Exactly the lines from the one with "Convert this chart to matplotlib code." through the one with "import numpy as np", inclusive, are to be repeated, and the pictures are not.

LISTING:
○ ○ ○

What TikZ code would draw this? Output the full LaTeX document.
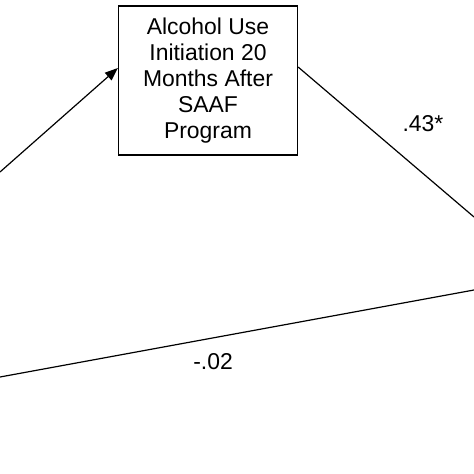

○ ○ ○

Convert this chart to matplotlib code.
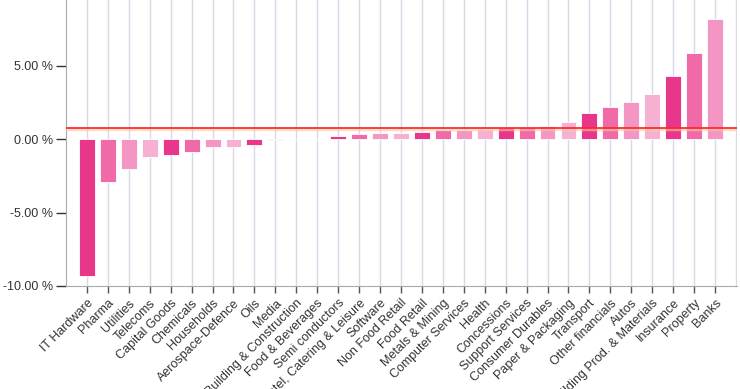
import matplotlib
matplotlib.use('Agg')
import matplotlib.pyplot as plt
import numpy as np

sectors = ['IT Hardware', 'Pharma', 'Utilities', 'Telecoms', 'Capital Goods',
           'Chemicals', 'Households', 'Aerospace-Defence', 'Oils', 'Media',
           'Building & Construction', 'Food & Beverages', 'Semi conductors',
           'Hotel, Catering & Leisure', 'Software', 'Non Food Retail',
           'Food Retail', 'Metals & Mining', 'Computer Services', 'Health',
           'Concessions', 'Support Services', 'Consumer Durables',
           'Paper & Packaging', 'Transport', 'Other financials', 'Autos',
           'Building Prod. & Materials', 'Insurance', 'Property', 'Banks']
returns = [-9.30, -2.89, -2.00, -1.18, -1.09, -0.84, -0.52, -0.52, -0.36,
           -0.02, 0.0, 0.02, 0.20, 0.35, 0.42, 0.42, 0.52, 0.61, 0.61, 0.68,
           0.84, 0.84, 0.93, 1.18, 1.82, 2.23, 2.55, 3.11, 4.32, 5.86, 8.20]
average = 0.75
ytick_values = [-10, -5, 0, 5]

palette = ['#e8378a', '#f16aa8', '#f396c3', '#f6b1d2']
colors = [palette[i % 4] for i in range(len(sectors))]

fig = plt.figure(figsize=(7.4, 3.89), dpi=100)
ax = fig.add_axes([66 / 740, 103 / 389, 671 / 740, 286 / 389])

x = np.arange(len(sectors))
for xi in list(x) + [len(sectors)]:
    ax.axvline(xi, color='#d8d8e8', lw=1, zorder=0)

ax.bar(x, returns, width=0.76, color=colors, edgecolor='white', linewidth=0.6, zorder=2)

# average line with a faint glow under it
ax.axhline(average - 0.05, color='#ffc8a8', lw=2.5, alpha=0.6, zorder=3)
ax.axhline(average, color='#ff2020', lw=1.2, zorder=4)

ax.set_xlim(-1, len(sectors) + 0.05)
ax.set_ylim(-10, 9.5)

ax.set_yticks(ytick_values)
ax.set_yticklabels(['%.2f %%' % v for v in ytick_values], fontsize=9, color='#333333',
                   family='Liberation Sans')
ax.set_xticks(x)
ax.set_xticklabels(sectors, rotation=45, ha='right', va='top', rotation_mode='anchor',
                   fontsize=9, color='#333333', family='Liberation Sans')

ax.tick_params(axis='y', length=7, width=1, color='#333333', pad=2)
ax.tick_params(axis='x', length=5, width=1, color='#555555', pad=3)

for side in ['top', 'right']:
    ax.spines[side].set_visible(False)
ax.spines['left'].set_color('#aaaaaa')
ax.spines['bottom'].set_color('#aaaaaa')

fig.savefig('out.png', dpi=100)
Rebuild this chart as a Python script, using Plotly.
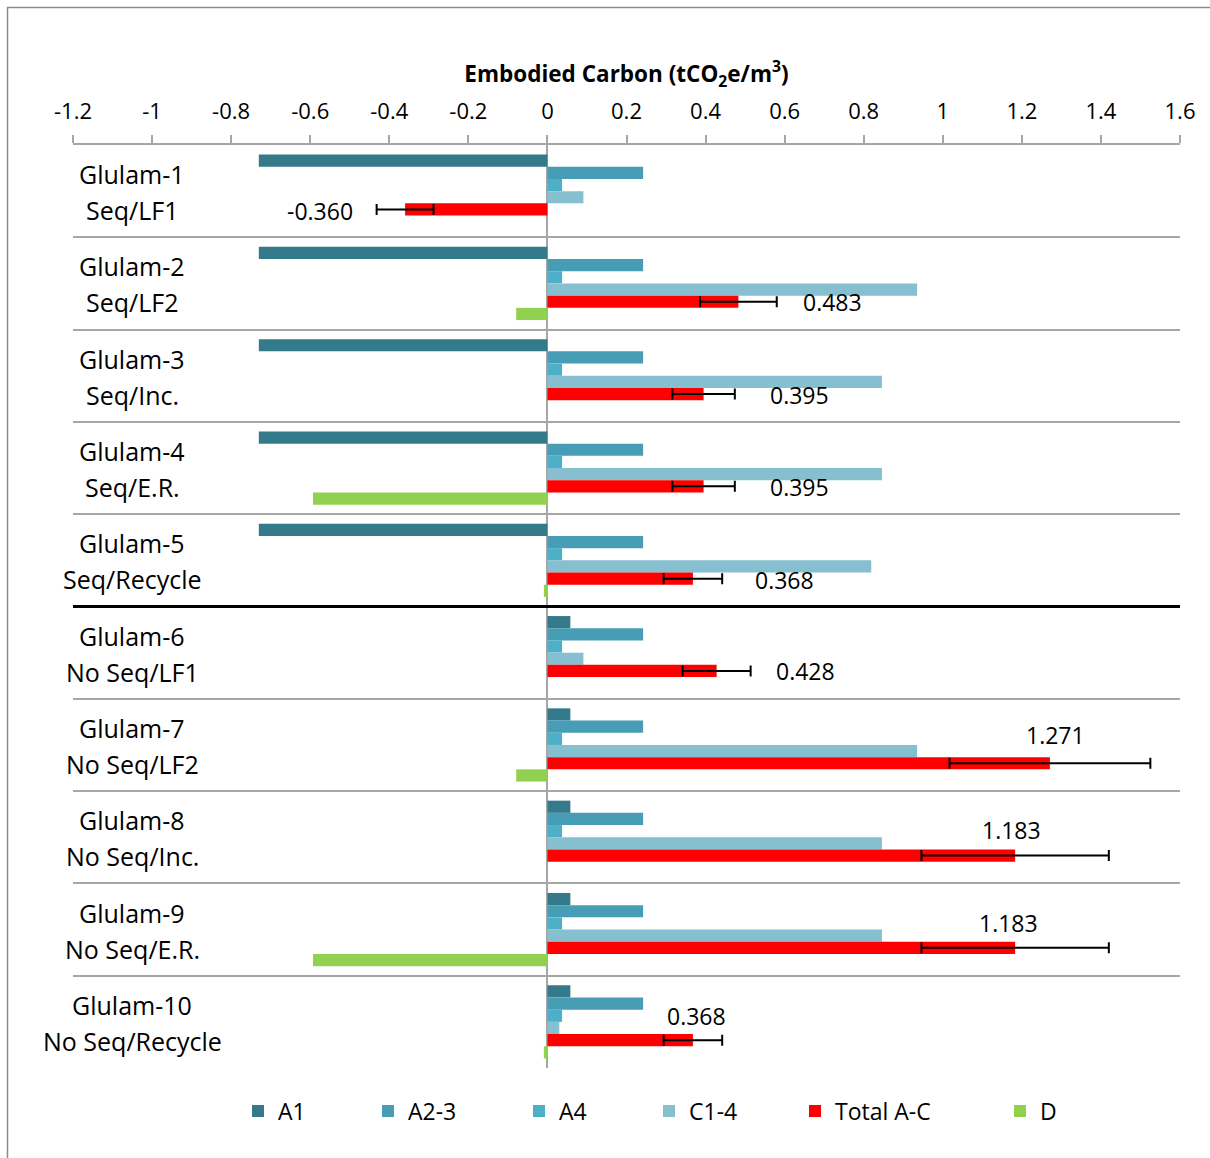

○ ○ ○

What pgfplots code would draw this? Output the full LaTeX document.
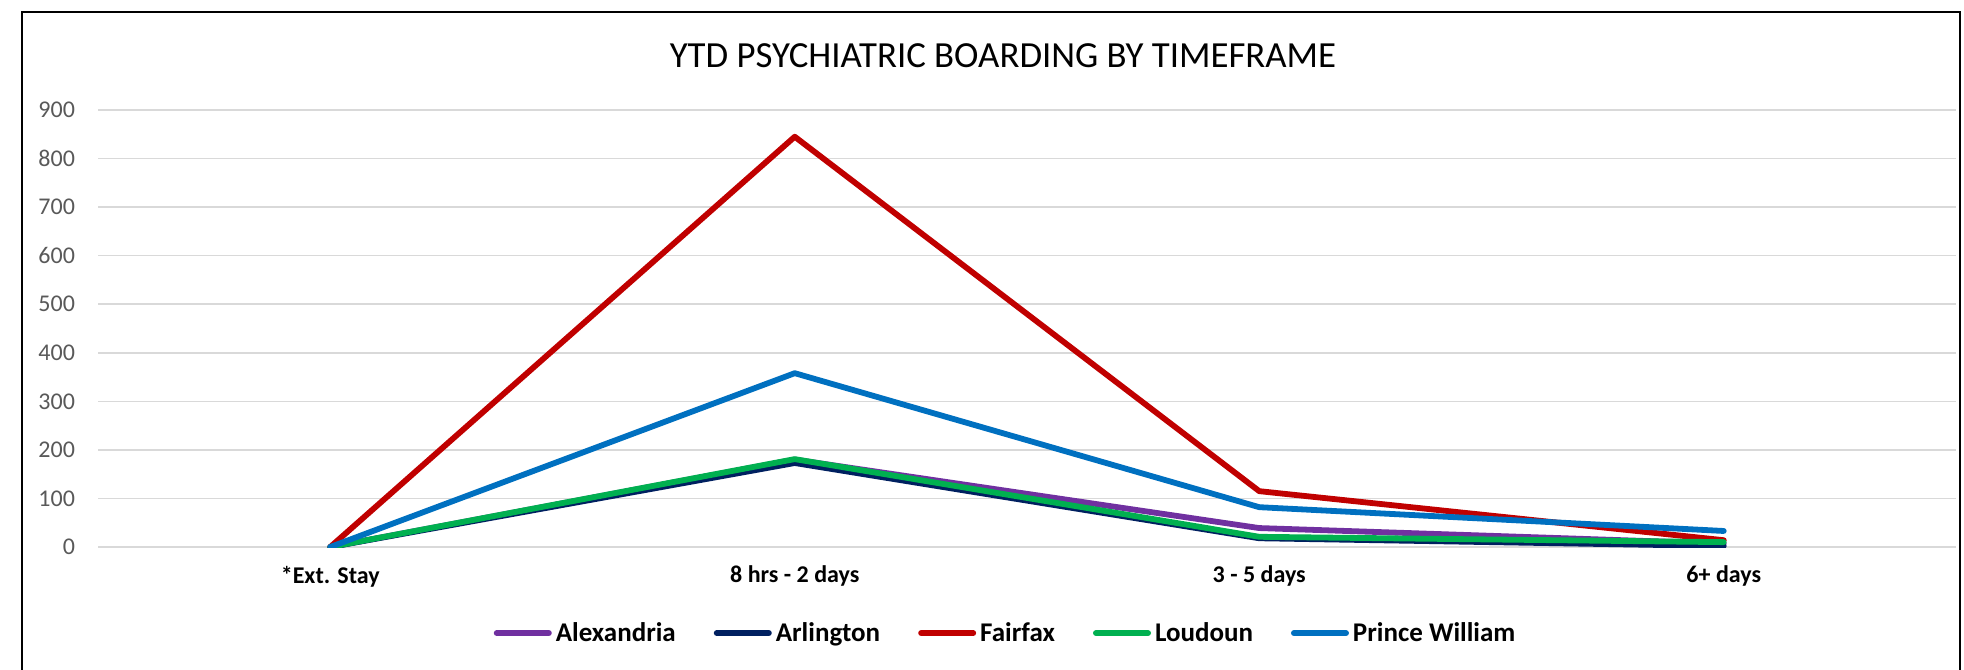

○ ○ ○

COMPLETE RESPONSE:
Convert this chart to matplotlib code.
import matplotlib
matplotlib.use('Agg')
import matplotlib.pyplot as plt
import numpy as np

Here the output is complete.